W.Sudan rebels say decapitate militia leader
KHARTOUM, Dec 24 (Reuters) – Rebels battling government forces in western Sudan said on Wednesday they had decapitated the leader of a government-armed militia and showed civilians his head as proof of his death.
Rebels in the arid Darfur region say Arab tribesmen in the west of Africa’s largest country are armed by the government to fight them, but also turn against civilian farming communities.
The Sudan Liberation Army (SLA), one of two main rebel groups that launched a revolt in the remote Darfur area in February, said they killed an Arab militia leader known as Shukrsalah after capturing him in battle.
“We laid an ambush when his forces were in retreat. We captured him, took his car and then cut off his head,” one SLA fighter told Reuters.
Government armed forces spokesman Mohammed Bashir Suleiman denied Shukrsalah had been killed and added his forces were not connected to what he called “revenge killings”.
Rights group Amnesty International says the Darfur conflict had displaced more than 600,000 people and a major cause of the troubles was injustice and marginalisation, reasons both rebel groups cite for their revolt.
A merchant living in rebel-held Tina on the Chadian border said SLA forces drove into town last week in the distinctive black jeep known to belong to Shukrsalah.
“Rebel forces were driving through town in Shukrsalah’s car and were shouting he was dead… then they hung his head from a tree,” he said.
“We need people to know we are protecting them and that this man who cursed their lives was actually dead,” the SLA fighter said.
Analysts say the Darfur conflict threatens a peace deal being negotiated in Kenya between the government and a separate rebel group to end two decades of civil war in the south.
The SLA signed a truce with Khartoum in September, but talks in Chad failed last week with both sides blaming each other.
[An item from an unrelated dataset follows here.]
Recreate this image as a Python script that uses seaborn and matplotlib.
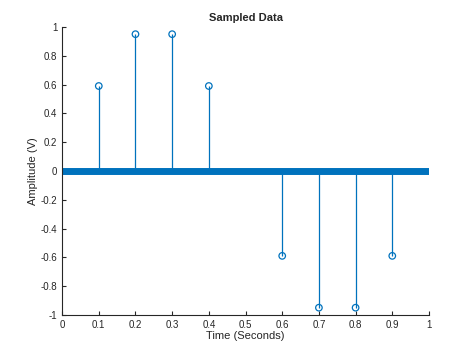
import numpy as np
import pandas as pd
import matplotlib
matplotlib.use('Agg')
import matplotlib.pyplot as plt
import seaborn as sns

sample_times = [0.1, 0.2, 0.3, 0.4, 0.6, 0.7, 0.8, 0.9]
sample_values = [0.59, 0.95, 0.95, 0.59, -0.59, -0.95, -0.95, -0.59]
## the dense run of zero samples forms a thick bar along y=0
zero_span = [0.0, 1.0]
zero_level = [0.0, 0.0]

x_ticks = [0, 0.1, 0.2, 0.3, 0.4, 0.5, 0.6, 0.7, 0.8, 0.9, 1]
y_ticks = [-1, -0.8, -0.6, -0.4, -0.2, 0, 0.2, 0.4, 0.6, 0.8, 1]

df = pd.DataFrame({'Time': sample_times, 'Amplitude': sample_values})
df_zero = pd.DataFrame({'Time': zero_span, 'Amplitude': zero_level})

sns.set_style('ticks')
plt.rcParams['font.family'] = ['Liberation Sans', 'DejaVu Sans']
blue = '#0072BD'

fig = plt.figure(figsize=(4.74, 3.55), dpi=100)
ax = fig.add_axes([0.131, 0.113, 0.774, 0.811])

ax.vlines(df.Time, 0, df.Amplitude, color=blue, linewidth=0.9)
sns.lineplot(data=df_zero, x='Time', y='Amplitude', ax=ax, color=blue,
             linewidth=5, solid_capstyle='round')
sns.scatterplot(data=df, x='Time', y='Amplitude', ax=ax, marker='o',
                s=22, facecolor='none', edgecolor=blue, linewidth=0.9)

ax.set_xlim(0, 1)
ax.set_ylim(-1, 1)
ax.set_xticks(x_ticks)
ax.set_xticklabels([str(t) for t in x_ticks])
ax.set_yticks(y_ticks)
ax.set_yticklabels([str(t) for t in y_ticks])
ax.tick_params(direction='in', length=3, width=0.8, labelsize=7, colors='#262626')
for s in ['top', 'right']:
    ax.spines[s].set_visible(False)
for s in ['left', 'bottom']:
    ax.spines[s].set_color('#262626')
    ax.spines[s].set_linewidth(0.8)

ax.set_xlabel('Time (Seconds)', fontsize=8, labelpad=1)
ax.set_ylabel('Amplitude (V)', fontsize=8, labelpad=2)
ax.set_title('Sampled Data', fontsize=8, fontweight='bold', pad=4)

fig.savefig('out.png', dpi=100)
The other main rebel group in Darfur, the Justice and Equality Movement, has not entered talks with Khartoum.
A Sudanese MP told Reuters on Wednesday that President Omar Hassan al-Bashir had sent a letter to parliament requesting an extension to Sudan’s four-year-old state of emergency for another year.
Bashir cited unspecified threats to “national security” to extend the law which gives the president sweeping powers, such as an ability to order indefinite detentions and appoint officials who should otherwise be elected.